You're going to put it in a calendar. You're going to put it in some sort of semblance of,
and that might mean meal planning. That might mean saying on Monday, hey, husband, I need you to pick up dinner these two nights, or you're going to come home and cook.
But plan these things ahead of time, and it makes so much less reaction.
And then hold those plans really loosely.
Let him know, hey, at 4 o'clock I may call you and say, hey, you're doing dinner tonight.
And he's going to have to roll with it because you've got three miniature humans. You may call and say, we are going out tonight
because I've got three miniature humans
and I can't take another second of this.
You may have to call a neighbor and say,
hey, so-and-so is still sleeping
and I don't want to wake him up,
but I've got to go pick up such-and-such
and you've got to come up with a team.
But all that starts with the plan.
Then the third thing is promise yourself.
We could get into this deeper.
We're not going to on this show.
Your anger reaction is probably something you watched and experienced.
Promise yourself that you will not pass that on to your kids.
Promise yourself.
Promise yourself, Jenny.
You're not going to yell at your kids.
You're going to come up with different alternative ways to help them learn.
Different alternative ways.
You're not going to pass that on to them so that when they're around their kids and friends and family, that's going to be their only response mechanism too.
And that means you're going to have to learn whether it's with a counselor, whether it's in an agreement with your husband, whether it's reading the right book.
You're going to have to learn and practice non-reactive ways of responding to your kids. And that is hard and it's lifelong.
It's lifelong. And then one final thought, your one-year-old is going to live.
Your one-year-old is going to live. They need to learn some boundaries and that's hard.
Your other kids need your full attention, contact connection and so there may be times
when you have to alternate nap times you have to alternate play times you've got to do some
creative scheduling there that's going to make you exhausted but that each kid is going to get their
connected time with you and it's going to feel awkward but you're investing time in the middle
of the day that's going to pay off at the end of the day because you're not going to have fried, disconnected kids there.

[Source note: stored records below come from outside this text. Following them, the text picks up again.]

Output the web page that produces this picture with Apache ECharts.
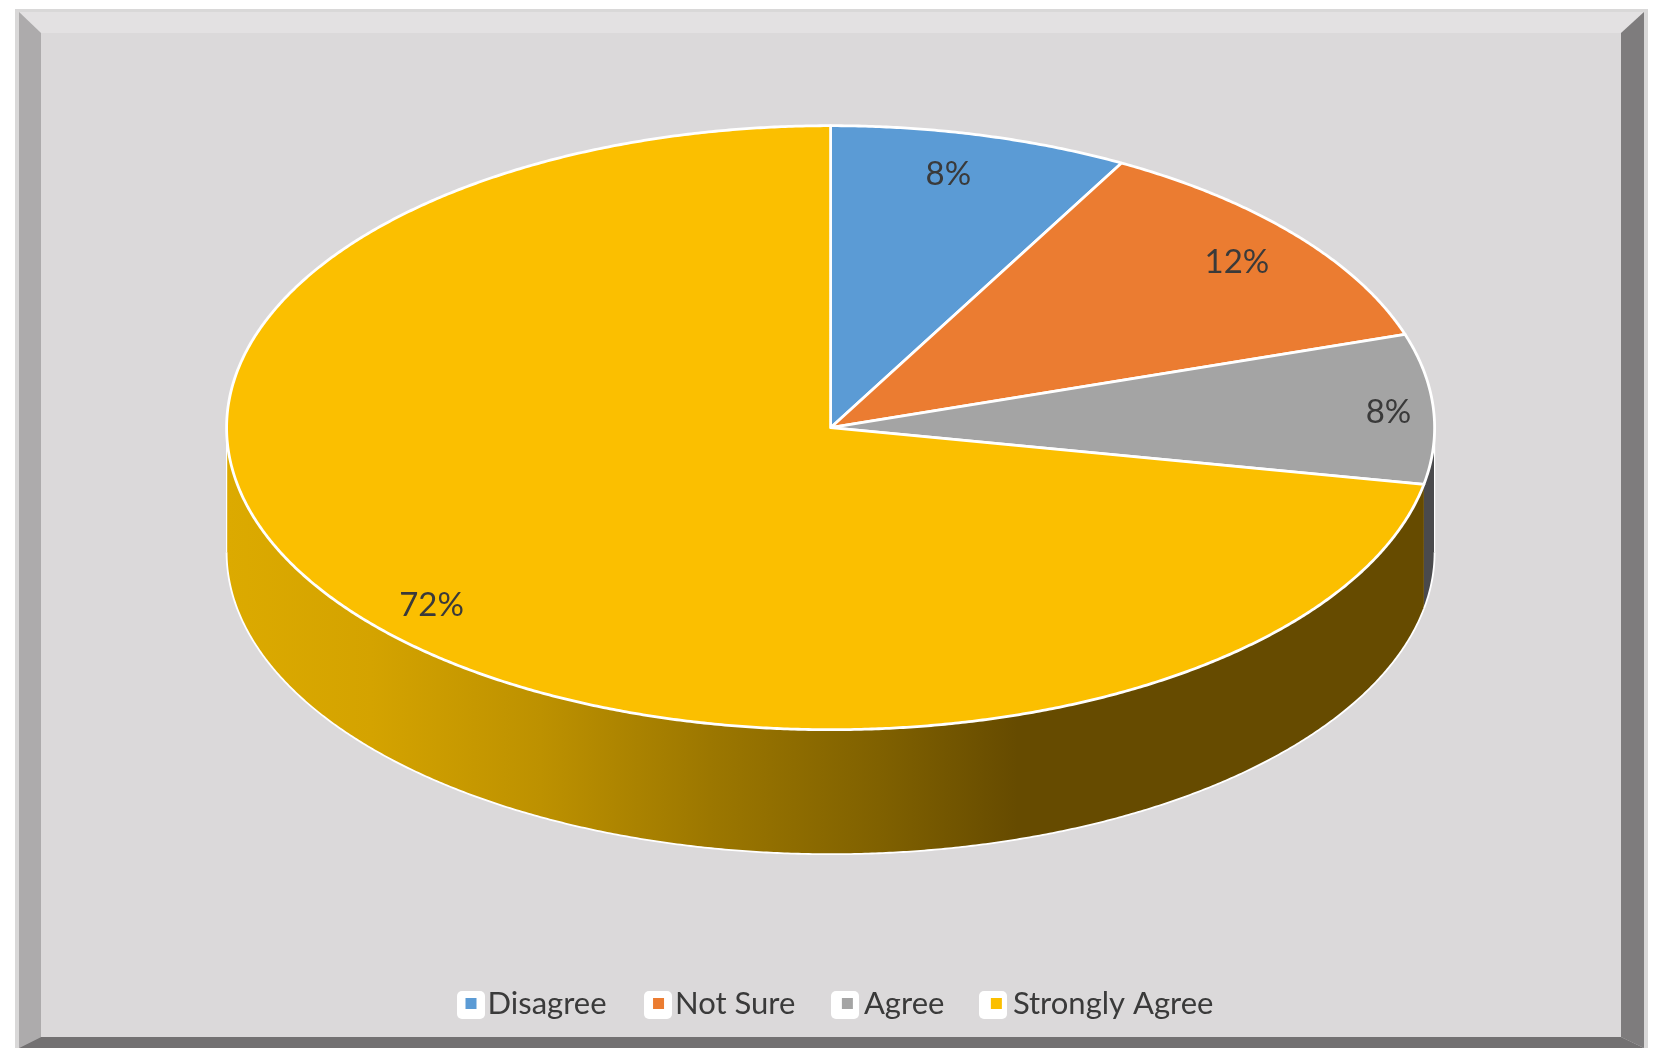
<!DOCTYPE html>
<html>
<head>
<meta charset="utf-8">
<style>html,body{margin:0;padding:0;background:#fff;overflow:hidden}#c{width:1654px;height:1048px}</style>
<script src="https://cdn.jsdelivr.net/npm/echarts@6/dist/echarts.min.js"></script>
</head>
<body>
<div id="c"></div>
<script>
const categories = ['Disagree', 'Not Sure', 'Agree', 'Strongly Agree'];
const shares = [8, 12, 8, 72];
const colours = ['#5b9bd5', '#eb7c31', '#a4a4a4', '#fbbf00'];

// Layout of the tilted pie, separate from the data
const CX = 830.6, CY = 427.7, RX = 604, RY = 302, DEPTH = 124.5;
const labelRadius = [0.86, 0.868, 0.925, 0.885];
const labelTurn = [-1.3, 0.4, 0.4, -2.1];
const wallShade = ['#dcaa00', '#4a4a4c', '#4a4a4c', '#dcaa00'];
const swatchLeft = [457, 644, 831, 979];
const total = shares.reduce((a, b) => a + b, 0);
const starts = shares.map((_, i) => shares.slice(0, i).reduce((a, b) => a + b, 0) / total * 360);

const pt = (deg, dy) => {
  const t = deg * Math.PI / 180;
  return [CX + RX * Math.sin(t), CY - RY * Math.cos(t) + (dy || 0)];
};
const arc = (a, b, dy) => {
  const n = Math.max(2, Math.ceil((b - a) * 3));
  const out = [];
  for (let i = 0; i <= n; i++) out.push(pt(a + (b - a) * i / n, dy));
  return out;
};
const yellowWall = new echarts.graphic.LinearGradient(227, 0, 1434, 0, [
  {offset: 0, color: '#dcaa00'},
  {offset: 0.12, color: '#d4a300'},
  {offset: 0.26, color: '#bd9100'},
  {offset: 0.40, color: '#9c7700'},
  {offset: 0.54, color: '#806100'},
  {offset: 0.655, color: '#664b00'},
  {offset: 1, color: '#664b00'}
], true);

function renderSlice(params, api) {
  const i = params.seriesIndex;
  const value = api.value(0);
  const a = starts[i], b = a + value / total * 360;
  const children = [];
  const wa = Math.max(a, 90), wb = Math.min(b, 270);
  if (wb > wa) {
    const top = arc(wa, wb, 0), bottom = arc(wa, wb, DEPTH).reverse();
    children.push({
      type: 'polygon', z2: 1,
      shape: {points: top.concat(bottom)},
      style: {fill: i === 3 ? yellowWall : wallShade[i], stroke: 'none'}
    });
    children.push({
      type: 'polyline', z2: 2,
      shape: {points: arc(wa, wb, DEPTH)},
      style: {fill: 'none', stroke: '#ffffff', lineWidth: 1.8}
    });
    if (a <= 270 && b >= 270) {
      children.push({
        type: 'polyline', z2: 2,
        shape: {points: [pt(270, 0), pt(270, DEPTH)]},
        style: {fill: 'none', stroke: '#ffffff', lineWidth: 1.2}
      });
    }
    if (a < 90 && b > 90) {
      children.push({
        type: 'polyline', z2: 2,
        shape: {points: [pt(90, 0), pt(90, DEPTH)]},
        style: {fill: 'none', stroke: '#ffffff', lineWidth: 1.2}
      });
    }
  }
  children.push({
    type: 'polygon', z2: 3,
    shape: {points: [[CX, CY]].concat(arc(a, b, 0))},
    style: {fill: colours[i], stroke: '#ffffff', lineWidth: 2.8, lineJoin: 'round'}
  });
  const mid = (a + b) / 2 + labelTurn[i];
  const t = mid * Math.PI / 180;
  children.push({
    type: 'text', z2: 5,
    style: {
      x: CX + RX * labelRadius[i] * Math.sin(t),
      y: CY - RY * labelRadius[i] * Math.cos(t),
      text: value + '%',
      fill: '#3a3a3a',
      font: '33px Lato, "Open Sans", sans-serif',
      align: 'center', verticalAlign: 'middle'
    }
  });
  return {type: 'group', children};
}

const bevel = (points, fill) => ({type: 'polygon', silent: true, shape: {points}, style: {fill}});
const chart = echarts.init(document.getElementById('c'), null, {renderer: 'canvas'});
chart.setOption({
  animation: false,
  backgroundColor: '#ffffff',
  graphic: {elements: [
    {type: 'rect', silent: true, shape: {x: 15, y: 9, width: 1633, height: 1039}, style: {fill: '#d9d8d8'}},
    bevel([[19, 12], [1644, 12], [1621, 33], [41, 33]], '#e3e1e2'),
    bevel([[19, 12], [41, 33], [41, 1037], [19, 1048]], '#adabac'),
    bevel([[1644, 12], [1644, 1048], [1621, 1037], [1621, 33]], '#7e7c7d'),
    bevel([[19, 1048], [41, 1037], [1621, 1037], [1644, 1048]], '#737172'),
    {type: 'rect', silent: true, shape: {x: 41, y: 33, width: 1580, height: 1004}, style: {fill: '#dbd9da'}}
  ].concat(swatchLeft.map(x => ({
    type: 'rect', silent: true, shape: {x, y: 991, width: 28, height: 28, r: 5}, style: {fill: '#ffffff'}
  }))).map(e => Object.assign({z: -5}, e))},
  legend: {
    left: 465.5,
    top: 988,
    padding: 0,
    orient: 'horizontal',
    icon: 'rect',
    itemWidth: 11,
    itemHeight: 11,
    itemGap: 46.5,
    data: categories,
    selectedMode: false,
    textStyle: {color: '#3a3a3a', fontFamily: 'Lato, "Open Sans", sans-serif', fontSize: 31, padding: [0, 0, 0, 6]}
  },
  series: categories.map((name, i) => ({
    type: 'custom',
    name,
    coordinateSystem: 'none',
    renderItem: renderSlice,
    itemStyle: {color: colours[i]},
    data: [[shares[i]]]
  }))
});
</script>
</body>
</html>
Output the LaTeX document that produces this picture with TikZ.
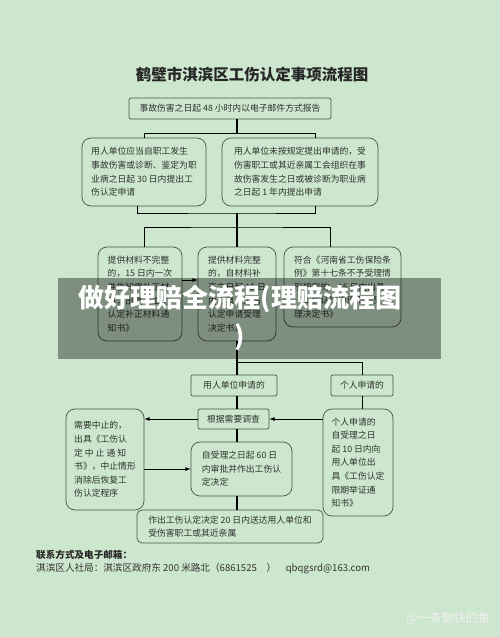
\documentclass[tikz,border=0pt]{standalone}
\usepackage{fontspec}
\setmainfont{Noto Sans CJK SC}
\usetikzlibrary{arrows}
\definecolor{bggreen}{RGB}{205,231,206}
\definecolor{boxline}{RGB}{72,84,74}
\definecolor{inktext}{RGB}{45,50,46}
\newcommand{\sqNode}{\node[draw=boxline,line width=0.7pt,rounded corners=2pt,text=inktext,align=left,inner sep=0pt,font=\fontsize{8.8}{13.5}\selectfont]}
\newcommand{\rdNode}{\node[draw=boxline,line width=0.7pt,rounded corners=9pt,text=inktext,align=left,inner sep=0pt,font=\fontsize{8.8}{13.6}\selectfont]}
\tikzset{link/.style={draw=black,line width=0.8pt},
         trunk/.style={draw=black,line width=2.2pt}}

\begin{document}
\begin{tikzpicture}[x=1pt,y=-1pt]

    \fill[bggreen] (0,0) rectangle (500,637);
    \useasboundingbox (0,0) rectangle (500,637);
    \coordinate (spine) at (237,0);

    \node (title) at (252,75) {\fontsize{15.5}{18}\selectfont\bfseries\color{black!85} 鹤壁市淇滨区工伤认定事项流程图};

    % top: report, then the two ways to apply
    \sqNode (report) [minimum width=202,minimum height=21] at (230,108.5) {事故伤害之日起 48 小时内以电子邮件方式报告};

    \rdNode (unitreq) [minimum width=124,minimum height=68] at (144,172) {用人单位应当自职工发生\\事故伤害或诊断、鉴定为职\\业病之日起 30 日内提出工\\伤认定申请};
    \rdNode (selfreq) [minimum width=156,minimum height=68] at (300,172) {用人单位未按规定提出申请的，受\\伤害职工或其近亲属工会组织在事\\故伤害发生之日或被诊断为职业病\\之日起 1 年内提出申请};

    % materials
    \rdNode (incomplete) [minimum width=84,minimum height=94] at (140,294) {提供材料不完整\\的，15 日内一次\\性告知需补正材\\料，出具《工伤\\认定补正材料通\\知书》};
    \rdNode (complete) [minimum width=78,minimum height=94] at (237,294) {提供材料完整\\的，自材料补\\齐之日起 15 日\\内出具《工伤\\认定申请受理\\决定书》};
    \rdNode (reject) [minimum width=117,minimum height=80] at (342.5,287) {符合《河南省工伤保险条\\例》第十七条不予受理情\\形规定的，15 日内出具\\《工伤认定申请不予受\\理决定书》};

    % lower part
    \sqNode (appunit) [minimum width=86,minimum height=21] at (234,385.5) {用人单位申请的};
    \sqNode (person) [minimum width=62,minimum height=21] at (362,385.5) {个人申请的};
    \sqNode (investigate) [minimum width=71,minimum height=20] at (233.5,419) {根据需要调查};
    \rdNode (suspend) [minimum width=78,minimum height=101] at (105,459.5) {需要中止的，\\出具《工伤认\\定 中 止 通 知\\书》，中止情形\\消除后恢复工\\伤认定程序};
    \rdNode (decide60) [minimum width=101,minimum height=54] at (241.5,469) {自受理之日起 60 日\\内审批并作出工伤认\\定决定};
    \rdNode (notice) [minimum width=70,minimum height=107] at (358,462.5) {个人申请的\\自受理之日\\起 10 日内向\\用人单位出\\具《工伤认定\\限期举证通\\知书》};
    \sqNode (deliver) [minimum width=186,minimum height=33,rounded corners=5pt] at (230,526.5) {作出工伤认定决定 20 日内送达用人单位和\\受伤害职工或其近亲属};

    % connectors
    \draw[trunk] (report.south -| spine) -- ++(0,14) coordinate (fork1);
    \draw[link] (unitreq.north) |- (fork1) -| ([xshift=15]selfreq.north);
    \coordinate (join1) at (237,213);
    \draw[link] ([xshift=-7]unitreq.south) |- (join1) -| ([xshift=15]selfreq.south);
    \draw[trunk] (join1) -- (complete.north);
    \coordinate (fork2) at (237,227);
    \draw[link] ([xshift=4]incomplete.north) |- (fork2) -| ([xshift=-12.5]reject.north);
    \draw[link,-latex] ([yshift=14]incomplete.east) -- ([yshift=14]complete.west);

    \draw[trunk] (complete.south) -- (complete.south |- appunit.north);
    \coordinate (fork3) at (237,362);
    \draw[link] (fork3) -| (person.north);
    \draw[trunk] (appunit.south -| spine) -- (investigate.north -| spine);
    \draw[trunk] (investigate.south -| spine) -- (decide60.north -| spine);
    \draw[trunk] (decide60.south -| spine) -- (deliver.north -| spine);
    \draw[link] (person.south) -- (notice.north -| person.south);
    \draw[link,-latex] (notice.west |- investigate.east) -- (investigate.east);
    \draw[link,-latex] (investigate.west) -- (investigate.west -| suspend.east);
    \draw[link,-latex] (suspend.east |- decide60.west) -- (decide60.west);

    % contact
    \node[anchor=west,inner sep=0pt,font=\fontsize{9.6}{12}\selectfont\bfseries,text=black!85] (contact) at (36,555) {联系方式及电子邮箱：};
    \node[anchor=west,inner sep=0pt,font=\fontsize{9.6}{12}\selectfont,text=black!80] (address) at (36,568.5) {淇滨区人社局：淇滨区政府东 200 米路北（6861525\quad ）\quad qbqgsrd@163.com};

    % overlay band
    \fill[black,opacity=0.38] (58,278) rectangle (441,359);
    \node[text=white,align=center,font=\fontsize{26}{38}\selectfont\bfseries] (banner) at (240,318) {做好理赔全流程(理赔流程图\\)};

    \node[anchor=east,inner sep=0pt,text=white!88!gray,font=\fontsize{12}{14}\selectfont] (mark) at (490,618) {@一条勤快的鱼};

\end{tikzpicture}
\end{document}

So that's a few thoughts, a few ideas.
I hope people will respond in the YouTube comments with things that have worked for them.
Feel free to send me some emails, and I will circle back.
Folks, if you've got things that work for you, the one glaring thing here is I'm not a mom of three tiny little kids.
I've just sat and talked to them and met with them over the years.
And it starts with grace.
It starts with planning, and it starts with a commitment to not be reactive.
But thank you so much for that call, Jenny.
Let's go to Nicole in Seattle, Washington.
Nicole, what's happening?
Hi, John.
How are you?
Thank you for taking my call.
Hey, thank you for calling.
I'm good.
I'm good.
So what's up?
So I have told my husband many times about my love languages. He's told me it's very hard for
him to do. And from time to time, it makes me feel unloved. How do I navigate this?
Yeah. So what's your love language? Words of affirmation and physical touch.
Okay. And why does he say he can't do that? He says it's hard for him because he didn't grow
up with that sort of love language. Um, and my family was always really into those two specifically.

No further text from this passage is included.